Community is about more than jobs which is why we attach real significance to housing – the chance for local people to live locally, to fill schools, support local services and, keep families together. The countryside has always evolved and this generation of rural people understands the social and technical requirements of the 21st Century. It knows how to change, but it wants the opportunity to do so in the countryside it grew up in.
And of course there is hunting. Whilst the party that banned hunting is unlikely to adopt a policy of getting rid of the Act just yet, the common consensus is increasingly that the Hunting Act represents everything that is wrong with this Governmen: a readiness to ignore evidence, principle and civil liberties for short-term party political gain. Spite, prejudice, and revenge were just three of the words used to describe the campaign to ban hunting as the Bill ground its way through 700 hours of parliamentary time. Almost everyone now knows that foxes were the last things on the minds of the Bill’s supporters, especially after one of the most prominent Peter Bradley MP eventually admitted that it really was all about “class war”.
When repeal comes before the House, the debate will no longer be about hunting but about whether an unworkable and wasteful law, passed for bad reasons, should be allowed to stay on the Statute Book. The settled position of the Conservative Party is to allow a Government Bill in Government time on a free vote – in other words in line with the 2005 manifesto commitment and consistent with the party’s current agenda.

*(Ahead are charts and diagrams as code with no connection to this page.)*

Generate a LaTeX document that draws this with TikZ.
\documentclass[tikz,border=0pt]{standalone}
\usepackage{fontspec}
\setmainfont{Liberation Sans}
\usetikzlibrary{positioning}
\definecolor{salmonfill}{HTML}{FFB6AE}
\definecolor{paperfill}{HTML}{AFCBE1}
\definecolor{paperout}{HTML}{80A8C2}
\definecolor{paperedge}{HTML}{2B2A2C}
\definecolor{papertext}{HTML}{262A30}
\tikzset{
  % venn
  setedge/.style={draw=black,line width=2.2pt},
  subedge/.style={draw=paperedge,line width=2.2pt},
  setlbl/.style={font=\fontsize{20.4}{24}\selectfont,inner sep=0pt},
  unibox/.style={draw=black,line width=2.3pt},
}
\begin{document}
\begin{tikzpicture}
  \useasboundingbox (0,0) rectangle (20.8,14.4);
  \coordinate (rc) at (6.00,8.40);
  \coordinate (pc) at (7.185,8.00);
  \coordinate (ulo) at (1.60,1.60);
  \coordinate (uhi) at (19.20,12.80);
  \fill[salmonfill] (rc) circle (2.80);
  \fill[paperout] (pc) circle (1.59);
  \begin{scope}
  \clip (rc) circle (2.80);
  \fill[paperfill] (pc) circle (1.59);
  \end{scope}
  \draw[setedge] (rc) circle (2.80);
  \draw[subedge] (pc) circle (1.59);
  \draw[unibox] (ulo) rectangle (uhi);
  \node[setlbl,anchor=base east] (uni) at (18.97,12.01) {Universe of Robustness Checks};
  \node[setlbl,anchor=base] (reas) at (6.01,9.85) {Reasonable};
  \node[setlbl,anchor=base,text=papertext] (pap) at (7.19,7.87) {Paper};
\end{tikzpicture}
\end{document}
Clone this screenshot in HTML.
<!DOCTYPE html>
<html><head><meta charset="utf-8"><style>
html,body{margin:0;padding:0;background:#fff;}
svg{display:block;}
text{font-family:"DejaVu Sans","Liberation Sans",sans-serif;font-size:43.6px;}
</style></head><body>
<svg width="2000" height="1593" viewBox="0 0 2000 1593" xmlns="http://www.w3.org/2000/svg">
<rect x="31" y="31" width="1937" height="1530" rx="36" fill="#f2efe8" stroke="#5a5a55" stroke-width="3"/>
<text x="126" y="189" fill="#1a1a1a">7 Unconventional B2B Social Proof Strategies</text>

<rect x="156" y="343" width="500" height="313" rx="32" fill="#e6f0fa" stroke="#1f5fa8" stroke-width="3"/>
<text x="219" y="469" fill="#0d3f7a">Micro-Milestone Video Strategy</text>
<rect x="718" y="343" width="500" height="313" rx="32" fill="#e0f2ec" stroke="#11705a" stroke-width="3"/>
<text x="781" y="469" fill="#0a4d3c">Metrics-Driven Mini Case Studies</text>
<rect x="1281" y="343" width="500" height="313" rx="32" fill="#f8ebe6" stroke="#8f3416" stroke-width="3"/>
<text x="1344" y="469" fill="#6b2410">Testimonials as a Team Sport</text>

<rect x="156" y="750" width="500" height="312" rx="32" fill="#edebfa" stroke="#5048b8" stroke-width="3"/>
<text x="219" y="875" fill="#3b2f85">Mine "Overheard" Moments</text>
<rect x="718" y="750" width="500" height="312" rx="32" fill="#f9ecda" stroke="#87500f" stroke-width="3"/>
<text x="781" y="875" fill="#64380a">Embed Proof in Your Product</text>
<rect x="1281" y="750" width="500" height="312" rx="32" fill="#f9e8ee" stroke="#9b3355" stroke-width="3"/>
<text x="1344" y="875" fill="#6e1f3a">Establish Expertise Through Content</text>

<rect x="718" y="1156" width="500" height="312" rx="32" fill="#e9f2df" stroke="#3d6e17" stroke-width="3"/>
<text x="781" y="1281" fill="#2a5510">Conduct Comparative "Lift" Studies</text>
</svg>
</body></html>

It recognises that tolerance and respect are unarguable. It recognises the need for workable legislation that can be understood by the police, the courts and those it affects. It recognises that prohibiting any activity only works when there is overwhelming evidence that it is causing a demonstrable harm. And crucially a simple repeal bill can go through the Commons in well under a day.
We have, of course, talked to the media about repeal and how they would react to it. The Sun expects a Conservative Government to get rid of the Act and gave a characteristic response – “the story is not if Dave does this, but if he doesn’t”. The Sunday Times, Evening Standard, Sunday Telegraph, Times and Telegraph have all already called for the Act to be scrapped. The Observer and Independent have gloried in the fact that it is unworkable. The Guardian, Mail, Mail on Sunday, Express, Sunday Express and Star all vociferously opposed the ban being passed in the first place.
When the next Conservative Government brings forward its proposals to get rid of the Hunting Act there will only be one national newspaper opposing the move. And if you are on the wrong side of the Daily Mirror, you can be fairly sure that you are on the right side of the argument.
In the next ten months we will be talking to all the major parties about their policies for the countryside. We believe there is no reason that any party could not adopt the realistic and practical proposals we are putting forward. We are more than mindful of the economic situation any incoming Government will face and are not being unrealistic about demanding increased expenditure in some areas. Indeed proposals such as cutting the rate of VAT for repair, maintenance and home improvement work has even raised tax revenue in other European countries.
Most of all, by adopting the proposals in the Rural Manifesto, political parties will be signalling an end to the partisan politics which has dogged the relationship between the countryside and government over the last ten years. It is time for a government that engages with the countryside as it actually is, not as some anachronism of a Britain that never actually existed. It is time for a fresh start and the Rural Manifesto points the way.